Dataset excerpt.
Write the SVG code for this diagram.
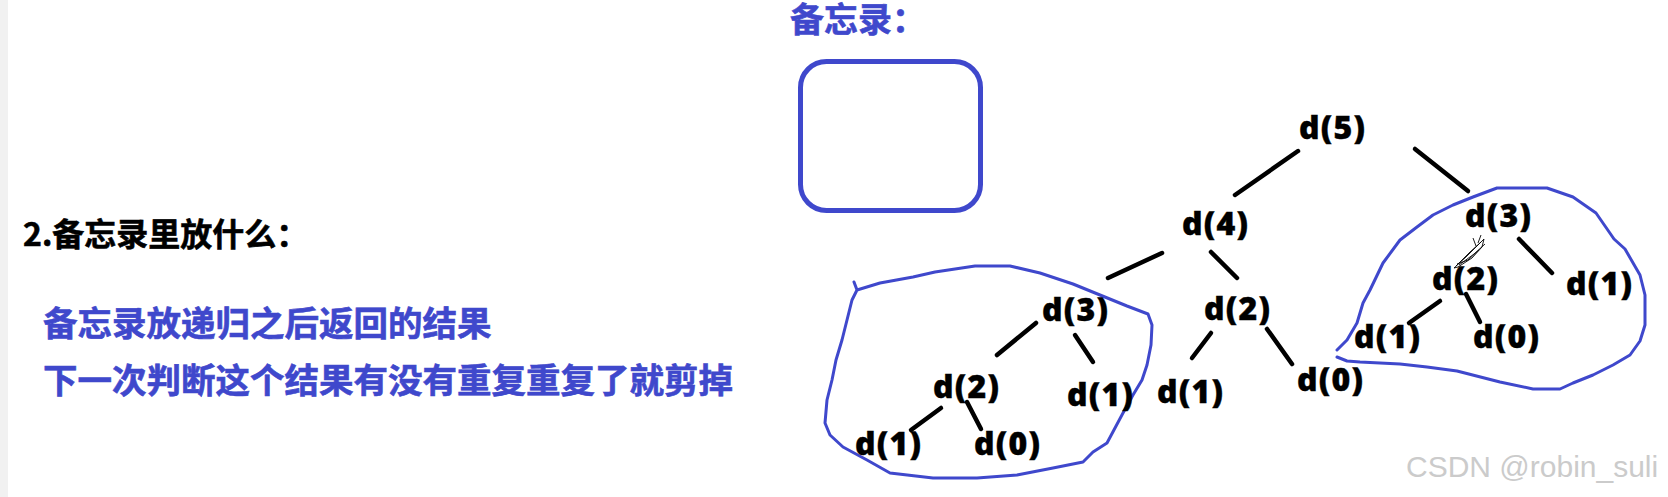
<svg xmlns="http://www.w3.org/2000/svg" width="1668" height="497" viewBox="0 0 1668 497">
  <style>
    .cjk { font-family: "Noto Sans CJK SC", "Noto Sans", sans-serif; font-weight: bold; stroke-width: 0.6; }
    .blue { fill: #3f48cc; stroke: #3f48cc; }
    .black { fill: #000; stroke: #000; }
    .node { font-family: "Open Sans", "Liberation Sans", sans-serif; font-weight: 800; font-size: 32px; letter-spacing: 1.2px; fill: #000; stroke: #000; stroke-width: 0.4; }
    .edge { stroke: #000; stroke-width: 4.5; stroke-linecap: round; fill: none; }
    .blob { stroke: #3f48cc; stroke-width: 3; fill: none; stroke-linejoin: round; stroke-linecap: round; }
    .scribble { stroke: #000; stroke-width: 0.9; fill: none; }
  </style>
  <rect x="0" y="0" width="1668" height="497" fill="#ffffff"/>
  <rect x="0" y="0" width="8" height="497" fill="#f1f1f1"/>

  <g id="memo-title">
    <text class="cjk blue" x="790" y="32" font-size="34">备忘录：</text>
  </g>
  <g id="memo-box">
    <rect x="800.5" y="61.5" width="180" height="149" rx="26" ry="26" fill="none" stroke="#3f48cc" stroke-width="5"/>
  </g>

  <g id="question">
    <text class="cjk black" x="23" y="246" font-size="32">2.备忘录里放什么：</text>
  </g>
  <g id="answer">
    <text class="cjk blue" x="43" y="336" font-size="34.5">备忘录放递归之后返回的结果</text>
    <text class="cjk blue" x="43" y="393" font-size="34.5">下一次判断这个结果有没有重复重复了就剪掉</text>
  </g>

  <g id="groups">
    <path id="blob-left" class="blob" d="M854,282 L857,290 L880,283 L913,277 L935,272 L955,269 L975,266 L1010,266 L1040,273 L1073,284 L1100,295 L1127,306 L1148,314 L1152,325 L1151,345 L1147,365 L1142,380 L1133,395 L1123,413 L1107,443 L1093,452 L1083,462 L1053,468 L1017,475 L977,478 L933,478 L890,473 L867,460 L843,447 L830,435 L825,423 L827,400 L832,380 L836,360 L842,340 L847,320 L852,300 L857,290"/>
    <path id="blob-right" class="blob" d="M1337,350 L1347,340 L1357,323 L1363,303 L1370,290 L1383,263 L1400,240 L1417,227 L1433,215 L1453,205 L1473,197 L1497,188 L1547,188 L1573,197 L1596,213 L1614,239 L1625,249 L1640,275 L1645,295 L1645,325 L1640,341 L1630,355 L1613,365 L1593,375 L1573,383 L1560,389 L1533,389 L1500,382 L1457,371 L1427,367 L1400,364 L1360,362 L1347,361 L1337,357"/>
  </g>

  <g id="connectors">
    <line class="edge" x1="1298" y1="151" x2="1235" y2="195"/>
    <line class="edge" x1="1415" y1="149" x2="1468" y2="191"/>
    <line class="edge" x1="1162" y1="253" x2="1108" y2="278"/>
    <line class="edge" x1="1211" y1="252" x2="1237" y2="278"/>
    <line class="edge" x1="1211" y1="333" x2="1192" y2="358"/>
    <line class="edge" x1="1267" y1="329" x2="1292" y2="364"/>
    <line class="edge" x1="1036" y1="323" x2="997" y2="355"/>
    <line class="edge" x1="1075" y1="335" x2="1093" y2="362"/>
    <line class="edge" x1="941" y1="408" x2="911" y2="430"/>
    <line class="edge" x1="967" y1="402" x2="981" y2="429"/>
    <line class="edge" x1="1519" y1="239" x2="1552" y2="273"/>
    <line class="edge" x1="1440" y1="301" x2="1409" y2="323"/>
    <line class="edge" x1="1466" y1="294" x2="1480" y2="322"/>
    <g id="scribble">
      <path class="scribble" d="M1454,268 L1466,257 L1476,247 L1484,239 L1482,247 L1472,258 L1458,267 Z"/>
      <path class="scribble" d="M1456,266 L1470,252 L1481,242 M1459,265 L1474,254 L1485,244 M1478,243 L1481,235 M1476,246 L1473,238 M1457,264 L1468,260 L1479,250"/>
    </g>
  </g>

  <g id="node-d5"><text class="node" x="1299" y="139">d(5)</text></g>
  <g id="node-d4"><text class="node" x="1182" y="235">d(4)</text></g>
  <g id="node-d3-left"><text class="node" x="1042" y="321">d(3)</text></g>
  <g id="node-d2-mid"><text class="node" x="1204" y="320">d(2)</text></g>
  <g id="node-d2-left"><text class="node" x="933" y="398">d(2)</text></g>
  <g id="node-d1-left"><text class="node" x="1067" y="406">d(1)</text></g>
  <g id="node-d1-mid"><text class="node" x="1157" y="403">d(1)</text></g>
  <g id="node-d0-mid"><text class="node" x="1297" y="391">d(0)</text></g>
  <g id="node-d1-lb"><text class="node" x="855" y="455">d(1)</text></g>
  <g id="node-d0-lb"><text class="node" x="974" y="455">d(0)</text></g>
  <g id="node-d3-right"><text class="node" x="1465" y="227">d(3)</text></g>
  <g id="node-d2-right"><text class="node" x="1432" y="290">d(2)</text></g>
  <g id="node-d1-right"><text class="node" x="1566" y="295">d(1)</text></g>
  <g id="node-d1-rb"><text class="node" x="1354" y="348">d(1)</text></g>
  <g id="node-d0-rb"><text class="node" x="1473" y="348">d(0)</text></g>

  <g id="watermark">
    <text x="1406" y="477" font-family="Liberation Sans, Arial, sans-serif" font-size="30" fill="#cbcbcb">CSDN @robin_suli</text>
  </g>
</svg>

Request. Leave the pictures out and output the rest of the listing exactly.

Complete response.
Write the SVG code for this diagram.
<svg xmlns="http://www.w3.org/2000/svg" width="1668" height="497" viewBox="0 0 1668 497">
  <style>
    .cjk { font-family: "Noto Sans CJK SC", "Noto Sans", sans-serif; font-weight: bold; stroke-width: 0.6; }
    .blue { fill: #3f48cc; stroke: #3f48cc; }
    .black { fill: #000; stroke: #000; }
    .node { font-family: "Open Sans", "Liberation Sans", sans-serif; font-weight: 800; font-size: 32px; letter-spacing: 1.2px; fill: #000; stroke: #000; stroke-width: 0.4; }
    .edge { stroke: #000; stroke-width: 4.5; stroke-linecap: round; fill: none; }
    .blob { stroke: #3f48cc; stroke-width: 3; fill: none; stroke-linejoin: round; stroke-linecap: round; }
    .scribble { stroke: #000; stroke-width: 0.9; fill: none; }
  </style>
  <rect x="0" y="0" width="1668" height="497" fill="#ffffff"/>
  <rect x="0" y="0" width="8" height="497" fill="#f1f1f1"/>

  <g id="memo-title">
    <text class="cjk blue" x="790" y="32" font-size="34">备忘录：</text>
  </g>
  <g id="memo-box">
    <rect x="800.5" y="61.5" width="180" height="149" rx="26" ry="26" fill="none" stroke="#3f48cc" stroke-width="5"/>
  </g>

  <g id="question">
    <text class="cjk black" x="23" y="246" font-size="32">2.备忘录里放什么：</text>
  </g>
  <g id="answer">
    <text class="cjk blue" x="43" y="336" font-size="34.5">备忘录放递归之后返回的结果</text>
    <text class="cjk blue" x="43" y="393" font-size="34.5">下一次判断这个结果有没有重复重复了就剪掉</text>
  </g>

  <g id="groups">
    <path id="blob-left" class="blob" d="M854,282 L857,290 L880,283 L913,277 L935,272 L955,269 L975,266 L1010,266 L1040,273 L1073,284 L1100,295 L1127,306 L1148,314 L1152,325 L1151,345 L1147,365 L1142,380 L1133,395 L1123,413 L1107,443 L1093,452 L1083,462 L1053,468 L1017,475 L977,478 L933,478 L890,473 L867,460 L843,447 L830,435 L825,423 L827,400 L832,380 L836,360 L842,340 L847,320 L852,300 L857,290"/>
    <path id="blob-right" class="blob" d="M1337,350 L1347,340 L1357,323 L1363,303 L1370,290 L1383,263 L1400,240 L1417,227 L1433,215 L1453,205 L1473,197 L1497,188 L1547,188 L1573,197 L1596,213 L1614,239 L1625,249 L1640,275 L1645,295 L1645,325 L1640,341 L1630,355 L1613,365 L1593,375 L1573,383 L1560,389 L1533,389 L1500,382 L1457,371 L1427,367 L1400,364 L1360,362 L1347,361 L1337,357"/>
  </g>

  <g id="connectors">
    <line class="edge" x1="1298" y1="151" x2="1235" y2="195"/>
    <line class="edge" x1="1415" y1="149" x2="1468" y2="191"/>
    <line class="edge" x1="1162" y1="253" x2="1108" y2="278"/>
    <line class="edge" x1="1211" y1="252" x2="1237" y2="278"/>
    <line class="edge" x1="1211" y1="333" x2="1192" y2="358"/>
    <line class="edge" x1="1267" y1="329" x2="1292" y2="364"/>
    <line class="edge" x1="1036" y1="323" x2="997" y2="355"/>
    <line class="edge" x1="1075" y1="335" x2="1093" y2="362"/>
    <line class="edge" x1="941" y1="408" x2="911" y2="430"/>
    <line class="edge" x1="967" y1="402" x2="981" y2="429"/>
    <line class="edge" x1="1519" y1="239" x2="1552" y2="273"/>
    <line class="edge" x1="1440" y1="301" x2="1409" y2="323"/>
    <line class="edge" x1="1466" y1="294" x2="1480" y2="322"/>
    <g id="scribble">
      <path class="scribble" d="M1454,268 L1466,257 L1476,247 L1484,239 L1482,247 L1472,258 L1458,267 Z"/>
      <path class="scribble" d="M1456,266 L1470,252 L1481,242 M1459,265 L1474,254 L1485,244 M1478,243 L1481,235 M1476,246 L1473,238 M1457,264 L1468,260 L1479,250"/>
    </g>
  </g>

  <g id="node-d5"><text class="node" x="1299" y="139">d(5)</text></g>
  <g id="node-d4"><text class="node" x="1182" y="235">d(4)</text></g>
  <g id="node-d3-left"><text class="node" x="1042" y="321">d(3)</text></g>
  <g id="node-d2-mid"><text class="node" x="1204" y="320">d(2)</text></g>
  <g id="node-d2-left"><text class="node" x="933" y="398">d(2)</text></g>
  <g id="node-d1-left"><text class="node" x="1067" y="406">d(1)</text></g>
  <g id="node-d1-mid"><text class="node" x="1157" y="403">d(1)</text></g>
  <g id="node-d0-mid"><text class="node" x="1297" y="391">d(0)</text></g>
  <g id="node-d1-lb"><text class="node" x="855" y="455">d(1)</text></g>
  <g id="node-d0-lb"><text class="node" x="974" y="455">d(0)</text></g>
  <g id="node-d3-right"><text class="node" x="1465" y="227">d(3)</text></g>
  <g id="node-d2-right"><text class="node" x="1432" y="290">d(2)</text></g>
  <g id="node-d1-right"><text class="node" x="1566" y="295">d(1)</text></g>
  <g id="node-d1-rb"><text class="node" x="1354" y="348">d(1)</text></g>
  <g id="node-d0-rb"><text class="node" x="1473" y="348">d(0)</text></g>

  <g id="watermark">
    <text x="1406" y="477" font-family="Liberation Sans, Arial, sans-serif" font-size="30" fill="#cbcbcb">CSDN @robin_suli</text>
  </g>
</svg>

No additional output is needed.